At the heart of this question lies a hunger inside everyone of us for safety and security. Yet this hunger is often malnourished by the fast food of safety. We run from our problems, insulating ourselves from the world’s brokenness and especially our own. We take control into our own hands and believe ourselves capable of protecting ourselves. We move to the suburbs, get life insurance, and create a systemized theology that tames our God and puts him into a nice, neat box that we can control. Yet even when we have mastered our lives, we still deep-down lack a true feeling of safety.

But what does it really mean to be safe? If we are to be safe, mustn’t we be safe like God is safe? The bible speaks of God as our fortress, our shepherd. Jesus promised his follows peace and joy, telling them his burden was light. But the scriptures also teach us that the fear of God is the first step in wisdom, that we should be terrified at the thought of falling into his hands. Jesus teaches his followers that if they want to be his disciples they must pick up their cross, in other words, they will die if they follow him. And God tells Moses, his friend, that no one can see Him and live. Can we truly find refuge, safety in the presence of a God who will kill us? I think so.

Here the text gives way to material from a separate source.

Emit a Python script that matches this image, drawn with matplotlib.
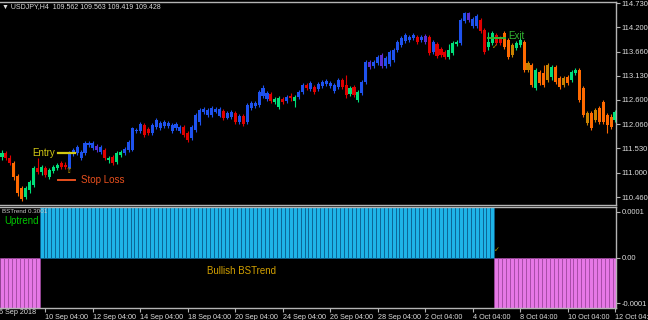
import matplotlib
matplotlib.use("Agg")
import matplotlib.pyplot as plt

plt.rcParams['font.family'] = ['Liberation Sans', 'DejaVu Sans']

# USDJPY H4 candles (open / close / high / low)
opens = [111.35, 111.43, 111.32, 111.21, 110.93, 110.66, 110.47, 110.62, 110.73, 111.10,
         111.02, 111.10, 110.91, 111.04, 111.10, 111.21, 111.17, 111.10, 111.43, 111.43,
         111.46, 111.43, 111.61, 111.65, 111.59, 111.57, 111.50, 111.32, 111.35, 111.24,
         111.39, 111.43, 111.50, 111.50, 111.92, 111.92, 112.05, 111.96, 111.87, 112.01,
         112.09, 112.03, 112.09, 112.05, 111.98, 112.01, 112.01, 111.87, 111.76, 111.94,
         112.12, 112.34, 112.38, 112.27, 112.34, 112.40, 112.36, 112.20, 112.23, 112.31,
         112.12, 112.25, 112.12, 112.42, 112.47, 112.49, 112.69, 112.75, 112.73, 112.56,
         112.45, 112.62, 112.58, 112.69, 112.58, 112.67, 112.78, 112.93, 112.84, 112.89,
         112.84, 112.91, 112.95, 112.97, 112.93, 112.89, 113.04, 112.93, 112.73, 112.89,
         112.60, 112.75, 113.00, 113.44, 113.35, 113.41, 113.59, 113.35, 113.39, 113.48,
         113.70, 113.81, 113.90, 113.92, 113.96, 113.99, 113.92, 114.01, 113.99, 113.66,
         113.83, 113.72, 113.66, 113.55, 113.63, 113.83, 113.85, 114.34, 114.51, 114.38,
         114.23, 114.36, 114.14, 113.77, 113.85, 114.03, 113.96, 114.07, 113.92, 113.81,
         113.74, 113.81, 113.88, 113.41, 113.37, 112.86, 113.22, 113.19, 113.37, 113.11,
         113.33, 113.08, 113.08, 113.11, 113.04, 113.19, 113.26, 112.86, 112.31, 112.31,
         112.38, 112.42, 112.56, 112.27, 112.23, 112.16]
closes = [111.43, 111.32, 111.21, 110.91, 110.55, 110.42, 110.66, 110.80, 111.10, 111.02,
          111.13, 110.95, 111.06, 111.13, 111.17, 111.13, 111.13, 111.43, 111.50, 111.57,
          111.32, 111.65, 111.65, 111.54, 111.50, 111.46, 111.32, 111.28, 111.21, 111.43,
          111.46, 111.52, 111.68, 111.98, 111.94, 112.07, 111.83, 111.87, 112.05, 112.16,
          111.98, 112.12, 112.03, 111.92, 112.07, 111.92, 111.83, 111.72, 112.01, 112.27,
          112.38, 112.40, 112.27, 112.42, 112.40, 112.25, 112.20, 112.31, 112.34, 112.12,
          112.25, 112.07, 112.49, 112.53, 112.53, 112.78, 112.86, 112.62, 112.58, 112.62,
          112.64, 112.56, 112.67, 112.64, 112.67, 112.78, 112.93, 112.86, 112.97, 112.78,
          112.95, 113.00, 113.02, 112.91, 112.80, 113.04, 112.89, 112.71, 112.86, 112.71,
          112.78, 113.00, 113.44, 113.33, 113.44, 113.55, 113.35, 113.52, 113.66, 113.70,
          113.88, 113.96, 114.03, 113.99, 114.03, 113.88, 113.99, 113.88, 113.63, 113.88,
          113.57, 113.59, 113.55, 113.70, 113.85, 113.88, 114.36, 114.51, 114.36, 114.23,
          114.45, 114.12, 113.66, 113.88, 114.07, 113.85, 113.85, 113.77, 113.55, 113.59,
          113.85, 113.92, 113.26, 113.26, 112.93, 113.26, 112.97, 112.93, 113.04, 113.33,
          113.00, 112.89, 112.93, 112.97, 113.22, 113.26, 112.60, 112.27, 112.09, 111.98,
          112.16, 112.12, 112.12, 112.05, 112.01, 112.34]
highs = [111.50, 111.48, 111.39, 111.26, 110.97, 110.71, 110.71, 110.84, 111.15, 111.32,
         111.17, 111.15, 111.10, 111.17, 111.21, 111.26, 111.24, 111.48, 111.54, 111.61,
         111.50, 111.70, 111.70, 111.70, 111.63, 111.61, 111.54, 111.37, 111.39, 111.48,
         111.50, 111.57, 111.72, 112.01, 111.98, 112.12, 112.09, 112.01, 112.09, 112.20,
         112.14, 112.16, 112.14, 112.09, 112.12, 112.05, 112.05, 111.92, 112.05, 112.31,
         112.42, 112.45, 112.42, 112.47, 112.45, 112.45, 112.40, 112.36, 112.38, 112.36,
         112.29, 112.29, 112.53, 112.58, 112.58, 112.82, 112.93, 112.80, 112.78, 112.67,
         112.69, 112.67, 112.71, 112.75, 112.71, 112.82, 112.97, 112.97, 113.02, 112.93,
         113.00, 113.04, 113.06, 113.02, 112.97, 113.08, 113.08, 113.15, 112.91, 112.93,
         112.82, 113.04, 113.48, 113.48, 113.48, 113.59, 113.63, 113.57, 113.70, 113.74,
         113.92, 114.01, 114.07, 114.03, 114.07, 114.03, 114.03, 114.05, 114.03, 113.92,
         113.88, 113.77, 113.70, 113.83, 113.90, 113.92, 114.40, 114.54, 114.54, 114.43,
         114.49, 114.40, 114.18, 114.10, 114.12, 114.07, 114.01, 114.12, 113.96, 113.85,
         113.90, 113.96, 113.92, 113.46, 113.41, 113.30, 113.26, 113.37, 113.41, 113.37,
         113.37, 113.13, 113.13, 113.15, 113.26, 113.30, 113.30, 112.91, 112.36, 112.36,
         112.42, 112.47, 112.60, 112.31, 112.29, 112.38]
lows = [111.28, 111.28, 111.17, 110.84, 110.49, 110.38, 110.42, 110.55, 110.69, 110.97,
        110.95, 110.91, 110.86, 110.99, 111.06, 111.08, 111.08, 111.08, 111.37, 111.39,
        111.28, 111.39, 111.57, 111.50, 111.46, 111.41, 111.28, 111.21, 111.17, 111.19,
        111.35, 111.39, 111.46, 111.48, 111.87, 111.87, 111.79, 111.83, 111.83, 111.96,
        111.94, 111.98, 111.98, 111.87, 111.94, 111.87, 111.79, 111.68, 111.72, 111.90,
        112.05, 112.29, 112.23, 112.23, 112.31, 112.23, 112.16, 112.18, 112.18, 112.07,
        112.07, 112.03, 112.07, 112.38, 112.42, 112.45, 112.64, 112.58, 112.53, 112.51,
        112.40, 112.51, 112.53, 112.58, 112.45, 112.62, 112.73, 112.82, 112.80, 112.73,
        112.80, 112.86, 112.91, 112.86, 112.75, 112.84, 112.84, 112.64, 112.69, 112.67,
        112.56, 112.71, 112.95, 113.28, 113.30, 113.37, 113.30, 113.30, 113.35, 113.44,
        113.66, 113.77, 113.85, 113.88, 113.92, 113.83, 113.88, 113.83, 113.59, 113.61,
        113.52, 113.55, 113.50, 113.50, 113.59, 113.79, 113.81, 114.29, 114.32, 114.18,
        114.18, 114.07, 113.61, 113.70, 113.81, 113.81, 113.81, 113.72, 113.50, 113.55,
        113.70, 113.77, 113.22, 113.22, 112.89, 112.82, 112.93, 112.89, 113.00, 113.04,
        112.95, 112.84, 112.89, 112.93, 113.00, 113.15, 112.56, 112.23, 112.05, 111.94,
        112.12, 112.07, 112.07, 111.87, 111.96, 112.12]
# candle colour code per bar: g green, r red, o orange, d dark orange, b blue, p purple
candle_codes = ("grrooogggr" "grgggrrbbb" "bbbbpbrgrg" "gbbbbbrrbb" "bbbbbbrrbb"
                "bbbbbbrbbr" "brbbbbbbrg" "grbrgbbrbr" "bbbbbbrrgr" "gbbpbbpbbb"
                "bbbbbrbprb" "rrrgggbbpb" "brrggrrood" "ggodogoodg" "oodoggoodo"
                "doooog")

# BSTrend histogram: (value, number of bars)
bstrend_runs = [(-0.00011, 10), (0.00011, 115), (-0.00011, 31)]

price_ticks = [114.730, 114.200, 113.660, 113.130, 112.600, 112.060, 111.530, 111.000, 110.460]
ind_ticks = [0.0001, 0.0, -0.0001]
ind_tick_labels = ["0.0001", "0.00", "-0.0001"]
time_tick_bars = [11, 23, 35, 47, 59, 71, 83, 95, 107, 119, 131, 143, 155]
time_tick_labels = ["10 Sep 04:00", "12 Sep 04:00", "14 Sep 04:00", "18 Sep 04:00",
                    "20 Sep 04:00", "24 Sep 04:00", "26 Sep 04:00", "28 Sep 04:00",
                    "2 Oct 04:00", "4 Oct 04:00", "8 Oct 04:00", "10 Oct 04:00",
                    "12 Oct 04:00"]

palette = {'g': '#00E07A', 'r': '#E00000', 'o': '#FF6A00', 'd': '#C88200',
           'b': '#1E52EE', 'p': '#5A2DD2'}
GRID = '#B4B4B4'
TXT = '#DCDCDC'

W, H = 648, 320


def px_box(x0, y0, x1, y1):
    return [x0 / W, 1 - y1 / H, (x1 - x0) / W, (y1 - y0) / H]


fig = plt.figure(figsize=(6.48, 3.2), dpi=100, facecolor='black')
ax = fig.add_axes(px_box(0, 2, 616, 205), facecolor='black')
ax2 = fig.add_axes(px_box(0, 207, 616, 308), facecolor='black', sharex=ax)

n = len(closes)
xs = list(range(n))
cols = [palette[c] for c in candle_codes]

# candles
ax.vlines(xs, lows, highs, colors=cols, linewidth=0.8)
ax.bar(xs, [c - o for o, c in zip(opens, closes)], bottom=opens, width=0.78,
       color=cols, linewidth=0)

ax.set_xlim(-0.5, 155.25)
ax.set_ylim(110.284, 114.759)

# trade annotations
ax.plot([14.2, 18.5], [111.43, 111.43], color='#D2C814', lw=1.6)
ax.text(13.3, 111.44, "Entry", color='#D2C814', fontsize=7, ha='right', va='center')
ax.plot([14.2, 18.5], [110.84, 110.84], color='#E8501E', lw=1.4)
ax.text(20.0, 110.84, "Stop Loss", color='#E8501E', fontsize=7, ha='left', va='center')
ax.text(17, 111.04, "⇧", color='#C8A000', fontsize=5.5, ha='center', va='center',
        family=['DejaVu Sans'])
ax.plot([122.9, 127.2], [113.96, 113.96], color='#32B432', lw=1.4)
ax.text(127.9, 114.01, "Exit", color='#32B432', fontsize=7, ha='left', va='center')
ax.text(124.7, 113.77, "✓", color='#B4A000', fontsize=5, ha='center', va='center',
        family=['DejaVu Sans'])

# indicator histogram
vals = []
for v, count in bstrend_runs:
    vals += [v] * count
ind_cols = ['#1EB4E8' if v > 0 else '#E678E6' for v in vals]
ind_edges = ['#0A5A8C' if v > 0 else '#A048A0' for v in vals]
ax2.bar(xs, vals, width=1.0, color=ind_cols, edgecolor=ind_edges, linewidth=0.5)
ax2.set_ylim(-0.00011, 0.00011)
ax2.text(125.2, 0.000017, "✓", color='#B4A000', fontsize=5, ha='center', va='center',
         family=['DejaVu Sans'])
ax2.text(60.5, -0.00003, "Bullish BSTrend", color='#D2A000', fontsize=7,
         ha='center', va='center')

# axes styling
for a in (ax, ax2):
    a.spines['left'].set_visible(False)
    for s in ('right', 'top', 'bottom'):
        a.spines[s].set_color(GRID)
        a.spines[s].set_linewidth(1.0)
    a.yaxis.tick_right()
    a.tick_params(axis='y', colors=GRID, labelcolor=TXT, labelsize=5.5,
                  length=3, width=0.8, pad=1)

ax.set_yticks(price_ticks, labels=[f"{v:.3f}" for v in price_ticks])
ax2.set_yticks(ind_ticks, labels=ind_tick_labels)
ax.tick_params(axis='x', bottom=False, labelbottom=False)
ax2.set_xticks(time_tick_bars, labels=time_tick_labels)
ax2.tick_params(axis='x', colors=GRID, labelcolor=TXT, labelsize=5.2,
                length=3, width=0.8, pad=1)
plt.setp(ax2.get_xticklabels(), ha='left')

# figure-level labels
fig.text(-1 / W, 1 - 313 / H, "6 Sep 2018", color=TXT, fontsize=5.2, ha='left', va='center')
fig.text(2 / W, 1 - 7 / H, "▼ USDJPY,H4  109.562 109.563 109.419 109.428", color=TXT,
         fontsize=5, ha='left', va='center')
fig.text(2 / W, 1 - 211.5 / H, "BSTrend 0.3001", color='#C8C8C8', fontsize=4.5,
         ha='left', va='center')
fig.text(4 / W, 1 - 221 / H, "Uptrend", color='#00C800', fontsize=7, ha='left', va='center')

fig.savefig("out.png", dpi=100, facecolor='black')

The safety of God is something all together different from what our American Dream teach us. If we truly seek refuge in him, than we will find safety from our greatest foe: ourselves. It is only in the death of ourselves that we can truly be safe and truly live. It is only when God defeats us that we can have any victory. Safety is not the avoidance of trouble, pain, and death but the facing of it. Safety is the facing of it with the God who is scarier than all our fears. It is in the dying that we come to life. In C.S. Lewis’ Chronicles of Narnia, the kids are asking about Aslan, the Christ-like lion who rules the land of Narnia. Rightfully so, they are a bit worried about fraternizing with a lion and ask if he is safe. To which Mr. Beaver replies, “Who said anything about safe? ‘Course he isn’t safe. But he’s good. He’s the King, I tell you.”

And so we find ourselves seeking safety in a very unsafe God. If we fall into his hands, we will surely die but by God, that’s the very thing we need. Following God, truly embracing His Kingdom call to walk in his resurrection life, means that success, happiness, and confidence will no longer nurse our infantile understandings of life. It is only in God’s defeat of us that we realize that blessing is not something we can grasp or win by talent, force or will but is only available through a gift. It is only in helplessness, when we let go of control, that we will find ourselves in the secure arms of the Father and know that they are good. He is the King, I tell you.